How do I know if I'm paying too much for PMI?
PMI rates can vary significantly between lenders, so it's worth shopping around. Here are some signs you might be paying too much:
- Your Rate is Above Average: For borrowers with good credit (720+), PMI rates typically range from 0.3% to 0.8% annually. If your rate is above 1%, it may be worth shopping around.
- Your Credit Score Has Improved: If your credit score has increased significantly since you took out your loan, you may qualify for a lower PMI rate.
- You Have More Than 20% Equity: If you've paid down your loan or your home has appreciated in value, you may be eligible to remove PMI entirely.
- You Have a High LTV Ratio: If your loan-to-value ratio is below 85%, you might qualify for a lower PMI rate.
What You Can Do:
- Request a PMI Review: Contact your lender and request a review of your PMI rate.
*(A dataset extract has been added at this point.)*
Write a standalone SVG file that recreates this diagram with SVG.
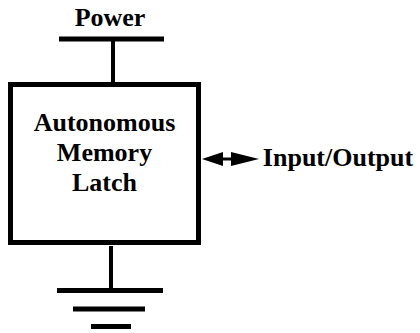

Provide your current credit score and loan-to-value ratio.
- Refinance Your Loan: If rates have dropped or your financial situation has improved, refinancing could get you a lower PMI rate (or eliminate it entirely if you have 20% equity).
- Shop Around: If you're in the process of getting a mortgage, compare PMI rates from different lenders. Some lenders may offer better rates than others.
- Consider Lender-Paid PMI: Some lenders offer the option to pay PMI as a lump sum at closing or to have the lender pay it in exchange for a slightly higher interest rate. This can sometimes be a better deal, depending on how long you plan to stay in the home.